Set problem: Sort through the data and copy the lines holding the word "document".

==== Data records

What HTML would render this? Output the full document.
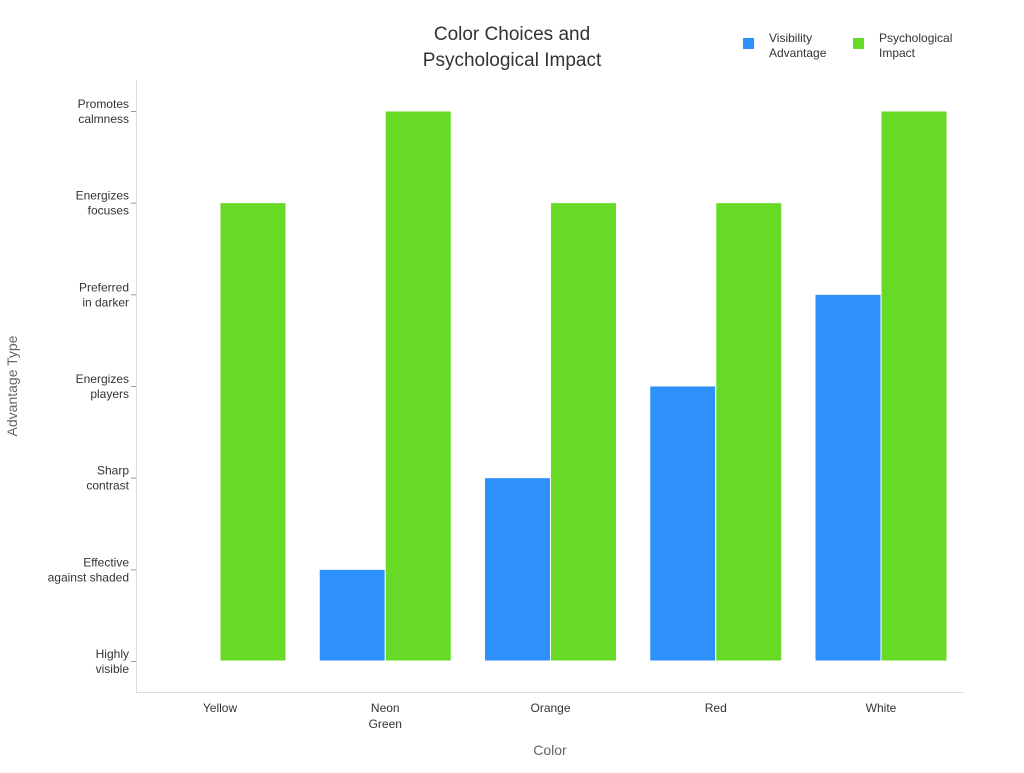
<!DOCTYPE html>
<html><head><meta charset="utf-8"><style>
body{margin:0;background:#fff;font-family:"Liberation Sans","DejaVu Sans",sans-serif;}
</style></head><body>
<svg width="1024" height="768" viewBox="0 0 1024 768" font-family="Liberation Sans, DejaVu Sans, sans-serif">
<text x="512" y="40" text-anchor="middle" font-size="19" fill="#333">Color Choices and</text>
<text x="512" y="66" text-anchor="middle" font-size="19" fill="#333">Psychological Impact</text>
<g>
<rect x="743" y="38" width="11" height="11" fill="#2e90fa"/>
<text x="769" y="42" font-size="12" fill="#333">Visibility</text>
<text x="769" y="57" font-size="12" fill="#333">Advantage</text>
<rect x="853" y="38" width="11" height="11" fill="#66da26"/>
<text x="879" y="42" font-size="12" fill="#333">Psychological</text>
<text x="879" y="57" font-size="12" fill="#333">Impact</text>
</g>
<line x1="136.5" y1="80" x2="136.5" y2="692" stroke="#ddd"/>
<line x1="136" y1="692.5" x2="963" y2="692.5" stroke="#ddd"/>
<g id="yticks"></g><g id="xticks"></g><g id="bars"></g>
<text x="0" y="0" transform="translate(17,386) rotate(-90)" text-anchor="middle" font-size="14" fill="#666">Advantage Type</text>
<text x="550" y="755" text-anchor="middle" font-size="14" fill="#666">Color</text>
</svg>
<script>
const categories=["Yellow","Neon|Green","Orange","Red","White"];
const yLevels=["Highly|visible","Effective|against shaded","Sharp|contrast","Energizes|players","Preferred|in darker","Energizes|focuses","Promotes|calmness"];
const visibility=[0,1,2,3,4];
const psychological=[5,6,5,5,6];
const NS="http://www.w3.org/2000/svg";
function y(v){return 661-v*91.67;}
function xc(i){return 220+i*165.25;}
const bw=66;
function mk(t,a,p){const e=document.createElementNS(NS,t);for(const k in a)e.setAttribute(k,a[k]);p.appendChild(e);return e;}
const yt=document.getElementById('yticks');
yLevels.forEach((l,i)=>{
 const tk=mk('line',{x1:131,x2:136,y1:y(i)+0.5,y2:y(i)+0.5,stroke:'#999'},yt);
 
 
 l.split('|').forEach((s,j)=>{
  const t=mk('text',{x:129,y:y(i)-3+j*15,'text-anchor':'end','font-size':12,fill:'#333'},yt);
  t.textContent=s;
  
  
 });
});
const xt=document.getElementById('xticks');
categories.forEach((c,i)=>{
 c.split('|').forEach((s,j)=>{
  const t=mk('text',{x:xc(i),y:712+j*16,'text-anchor':'middle','font-size':12,fill:'#333'},xt);
  t.textContent=s;
  
  
 });
});
const bg=document.getElementById('bars');
categories.forEach((c,i)=>{
 if(visibility[i]>0){
 const b=mk('rect',{x:xc(i)-bw,y:y(visibility[i]),width:bw,height:y(0)-y(visibility[i]),fill:'#2e90fa',stroke:'#fff','stroke-width':1},bg);
 
 
 }
 const g=mk('rect',{x:xc(i),y:y(psychological[i]),width:bw,height:y(0)-y(psychological[i]),fill:'#66da26',stroke:'#fff','stroke-width':1},bg);
 
 
});
</script>
</body></html>
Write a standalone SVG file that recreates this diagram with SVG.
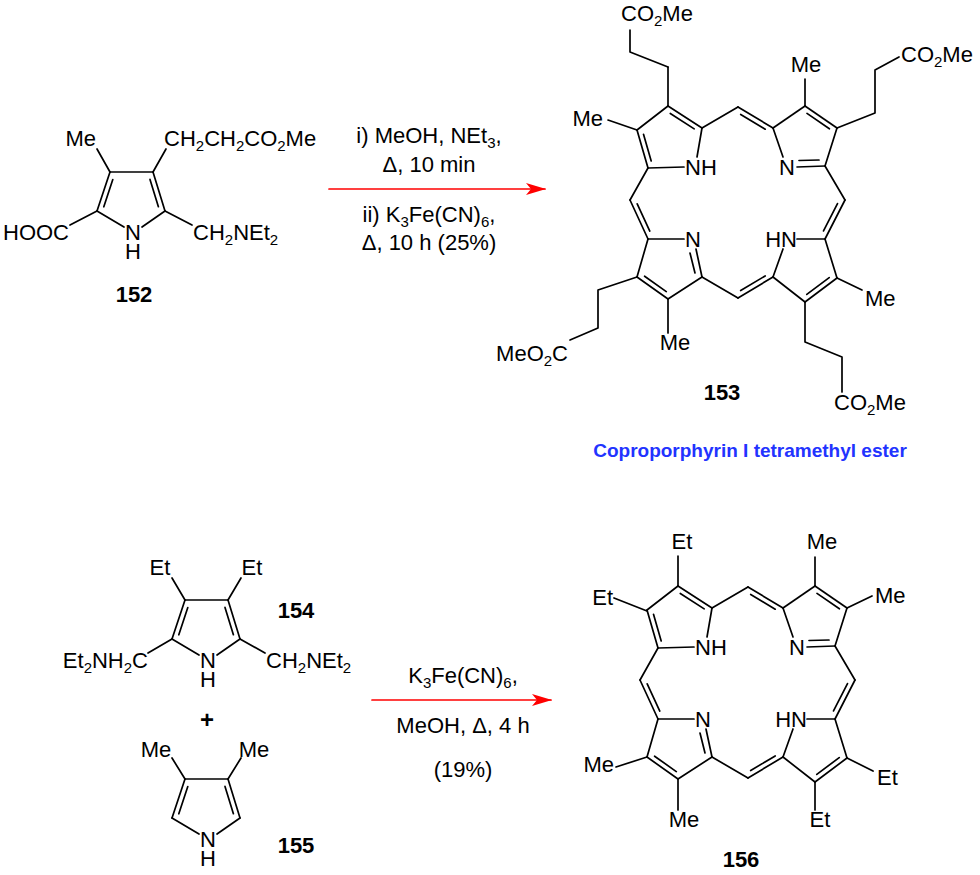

========

Response to the task:
What HTML would render this? Output the full document.
function mk(t,a,p){const e=document.createElementNS(NS,t);for(const k in a)e.setAttribute(k,a[k]);p.appendChild(e);return e;}
const yt=document.getElementById('yticks');
const xt=document.getElementById('xticks');
const bg=document.getElementById('bars');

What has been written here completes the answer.